Education is an excellent investment in your future, but it can be expensive. Many students use student loans as a means of bridging the gap between their goals and their ability to pay. Although there are many options available, navigating the world of student loans can be confusing. In this blog, we’ll outline the many student loan types so you can make well-informed choices about how to pay for your education.
Federal Student Loans
Federal student loans are provided by the U.S. Department of Education and offer several advantages, making them a popular choice among students. These loans come in various types:
- Direct Subsidized Loans: The government pays the interest on these loans while you are enrolled in school and throughout the deferment period based on your financial need.
- Direct Unsubsidized Loans: Undergraduate and graduate students can apply for direct unsubsidized loans, but you are still responsible for paying the interest even while you are still in school.
- Direct PLUS Loans: Parents of dependent undergraduate students or graduate students may apply for these loans. They can pay the entire cost of attendance but do demand a credit check.
- Federal Perkins Loans: These are low-interest loans offered by participating institutions to students with exceptional financial need.
- Direct Consolidation Loans: With these loans, you can consolidate several federal loans into a single loan, making repayment easier.
Private Student Loans
Banks, credit unions, and other financial entities provide private student loans. Private loans, in contrast to federal loans, often require a credit check and may have varying interest rates. These loans can be used to cover educational expenses beyond what federal loans and grants can cover. Considering the fact that they are flexible, they may not come with the same borrower protections as government loans, so it’s important to thoroughly read the terms and conditions.

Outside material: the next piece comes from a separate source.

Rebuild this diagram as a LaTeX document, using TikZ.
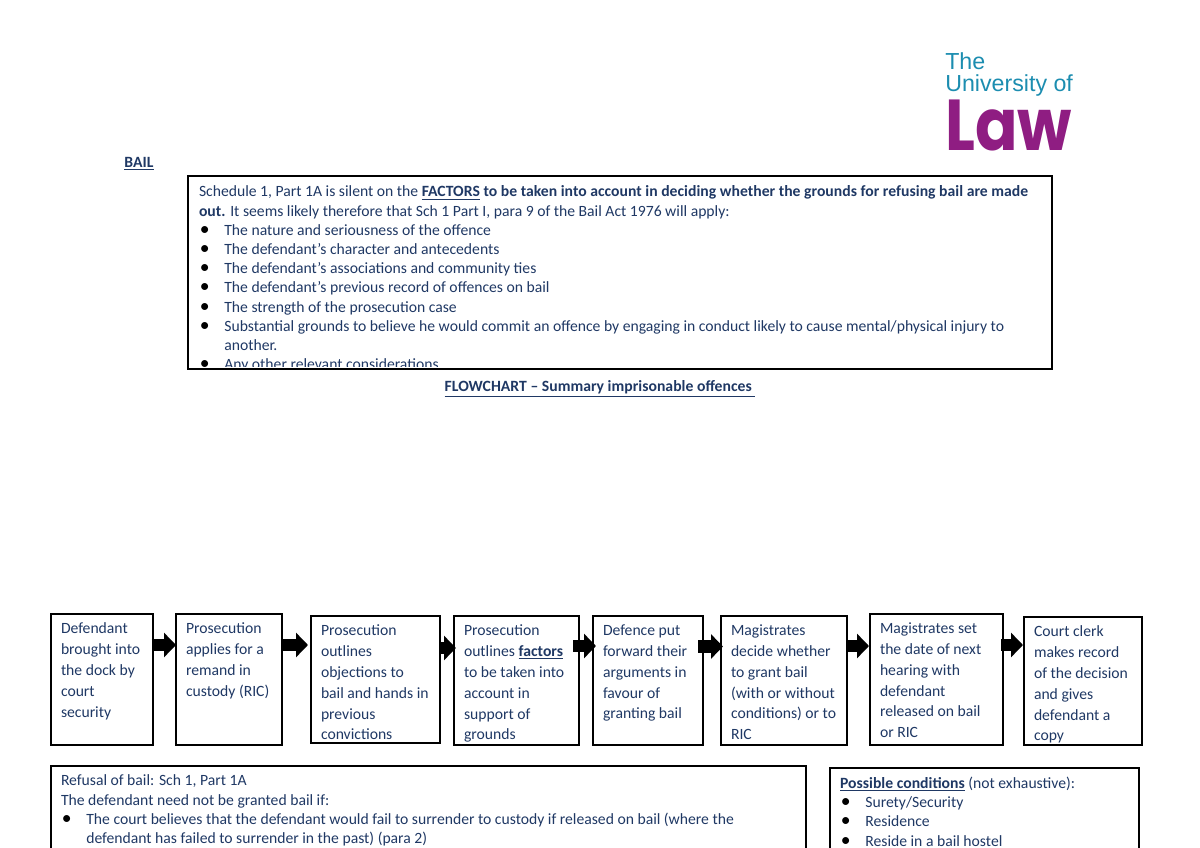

State-Specific Student Loans
Many states provide residents with their own student loan programs. These loans frequently include competitive interest rates and terms that are designed to meet the needs of local students. For more information, speak with the higher education department in your state since they may also have specific eligibility requirements.
Institutional Loans
Some colleges and universities provide students with their own student loan programs. These loans may have varying interest rates and repayment terms. Make sure you understand the terms of these loans and how they compare against federal and private options.
Parent Loans
Parents of dependent undergraduate students may apply for Parent Loans for Undergraduate Students (PLUS), which are federal loans. They can help bridge the gap between other forms of financial aid and the total cost of attendance. These loans have a credit check requirement and are repaid by the parents.
Refinancing and Loan Forgiveness
You might be able to refinance your student loans after you graduate in order to perhaps get a cheaper interest rate or better conditions. Additionally, there are also federal loan forgiveness programs for particular professions, such as Public Service Loan Forgiveness (PSLF) for employees of nonprofit organizations and the government.
Making informed decisions about financing your education requires having a thorough understanding of the many forms of student loans. Each loan kind has its own conditions, interest rates, and borrower protections. Always look at federal choices when considering student loans because they often offer better terms and protections. If additional funding is required, thoroughly investigate and contrast institutional, state-specific, and private loans to make sure you select the one that best meets your long-term objectives and financial condition. Keep in mind that taking on student loans is a big responsibility, so if you want to succeed financially after graduation, you must borrow carefully and make a repayment plan.